What I'm puzzled about is why I haven't noticed problems like this before, running other uLisp programs. Anyway, I'll investigate...

rmu75 commented 3 years ago

I think the circumstances to trigger this are very specific. I didn't think it through completely, but i suppose it can only happen in this kind of "load a library" context when a GC is triggered at the wrong moment.

technoblogy commented 3 years ago

OK, I think I've worked out the explanation for both problems:

The first problem is caused by the GC garbage-collecting the list created from the input line during loadfromlibrary(). In the REPL I do:

    push(line, GCStack);
...
    pop(GCStack);

around the call to eval(line, env), and I should do that in loadfromlibrary(). The fix is to change this definition to:

void loadfromlibrary (object *env) {
  GlobalStringIndex = 0;
  object *line = read(glibrary);
  while (line != NULL) {
    push(line, GCStack);
    eval(line, env);
    pop(GCStack);
    line = read(glibrary);
  }
}

The second problem is caused by the fact that read-from-string and loadfromlibrary() use the same string-reading mechanism, and in particular GlobalStringIndex, as I hadn't anticipated that they would be used at the same time, and I wanted to minimise the RAM usage on smaller platforms. I'm not sure what the best solution to this is.

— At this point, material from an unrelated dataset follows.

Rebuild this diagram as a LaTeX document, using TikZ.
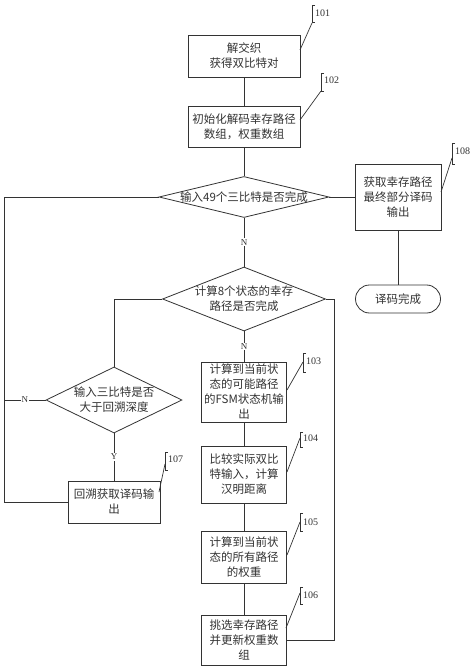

Thank you very much for finding these. I'll fix the first one in the next release, and think about what to do about the second.

rmu75 commented 3 years ago

Thank you for the fix and µlisp. I think I have found some additional "problems", is it preferred to open issues here or to discuss this on the forum first?

technoblogy commented 3 years ago

If it's a simple bug, report it here. If it needs discussion I think the forum is better. Thanks!